Loujain Al-Hathloul n'est pas une terroriste, mais une militante des droits des femmes. Elle a pourtant été condamnée, lundi 28 décembre, à cinq ans et huit mois de prison par un tribunal antiterroriste saoudien. Âgée de 31 ans, la féministe a été reconnue coupable d’intelligence avec des parties étrangères et de « diverses activités prohibées par la loi antiterroriste ». La peine étant assortie d'un sursis de deux ans et dix mois, la jeune femme pourrait toutefois être libérée en mars.
L'activiste saoudienne, célèbre notamment pour son combat en faveur du droit des femmes à conduire dans le royaume, est en détenue depuis près de trois ans. Dans le collimateur des autorités depuis plusieurs années, elle avait été arrêtée en mai 2018, en même temps que d'autres défenseurs des droits humains, soit un mois avant la levée de l'interdiction faite aux Saoudiennes de conduire.
Très médiatisée, cette mesure était présentée à l'époque comme une preuve de progrès, dans le cadre du plan Vision 2030, impulsé par le prince héritier Mohammed Ben Salman. La répression des voix féministes, présentées par les médias locaux comme des « traîtresses », paraît donc paradoxale. « Être condamné pour […] les réformes mêmes que MBS et le royaume saoudien vantent si fièrement est l'hypocrisie ultime », dénonce Lina Al-Hathloul, la sœur de la prisonnière politique la plus célèbre d'Arabie Saoudite. En réalité, ce plan de modernisation du royaume n'est qu'un coup de communication du prince héritier, autour de sa personne. Avec ces arrestations, celui-ci envoie un avertissement à la société civile: toute transformation sociétale ne peut se faire que par lui, quand et comme il le veut.
Les Saoudiennes, qui ont encore beaucoup à revendiquer, doivent ainsi rester dans les limites qui leur sont imparties. Et dans un pays ultraconservateur et désespérément figé, des femmes comme Loujain Al-Hathloul, symbole de liberté et d'espoir, ne plaisent évidemment pas aux autorités. Elle est accusée, entre autres, d'avoir entretenu des conversations avec des diplomates européens et d'avoir tenté de postuler à l'ONU. Ce qui revient, pour Riyad, à avoir cherché à saper l'autorité de la famille royale et à changer ainsi l'ordre constitutionnel du pays.
Pendant sa détention, la militante féministe dit avoir été victime de torture, dont des chocs électriques, et de harcèlement sexuel. « L'un de ses tortionnaires n'était autre que Saoud Al-Qahtani, le conseil du prince héritier, qui a menacé plusieurs fois de la violer, de la découper en morceaux et de jeter son corps dans les égouts », accuse sa sœur Lina.
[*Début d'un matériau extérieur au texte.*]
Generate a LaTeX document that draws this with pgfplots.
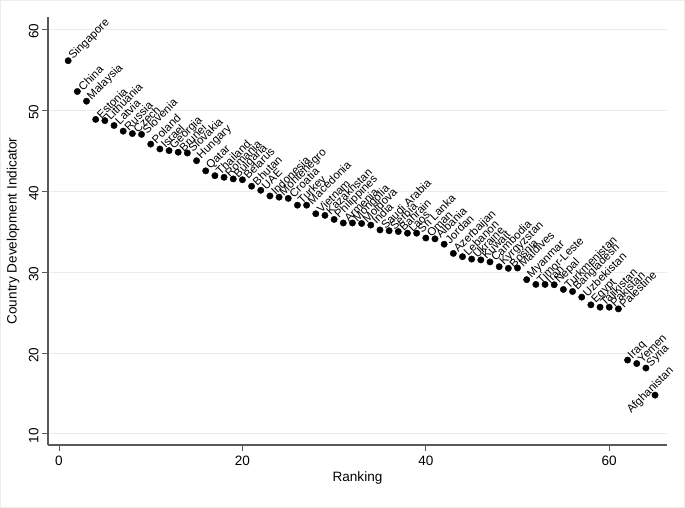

Ce que réfute le gouvernement saoudien.
Privée de contacts avec sa famille et de la possibilité de consulter un avocat, Loujain Al-Hathloul a entamé deux grèves de la faim pour dénoncer ses conditions de détention. Le verdict de lundi, en apparence clément alors que le procureur avait requis la peine maximale de vingt ans de prison, est considéré comme « une stratégie de sortie tout en gardant la face » devant les fortes pressions internationales pour la libération de la militante, a déclaré à l'AFP une source proche de la famille.
Loujain Al-Hathloul n'est toutefois pas sortie d'affaire. Elle est interdite de voyager à l’étranger pendant cinq ans, et la suspension d’une partie de sa peine d'emprisonnement est conditionnée à son silence pendant les trois années à venir. Selon sa sœur, qui a l'intention de faire appel du jugement, la militante n'a pas pu retenir ses larmes lors du verdict. Non pas de joie, mais pour avoir été qualifiée de terroriste, alors qu'elle veut simplement un monde plus juste.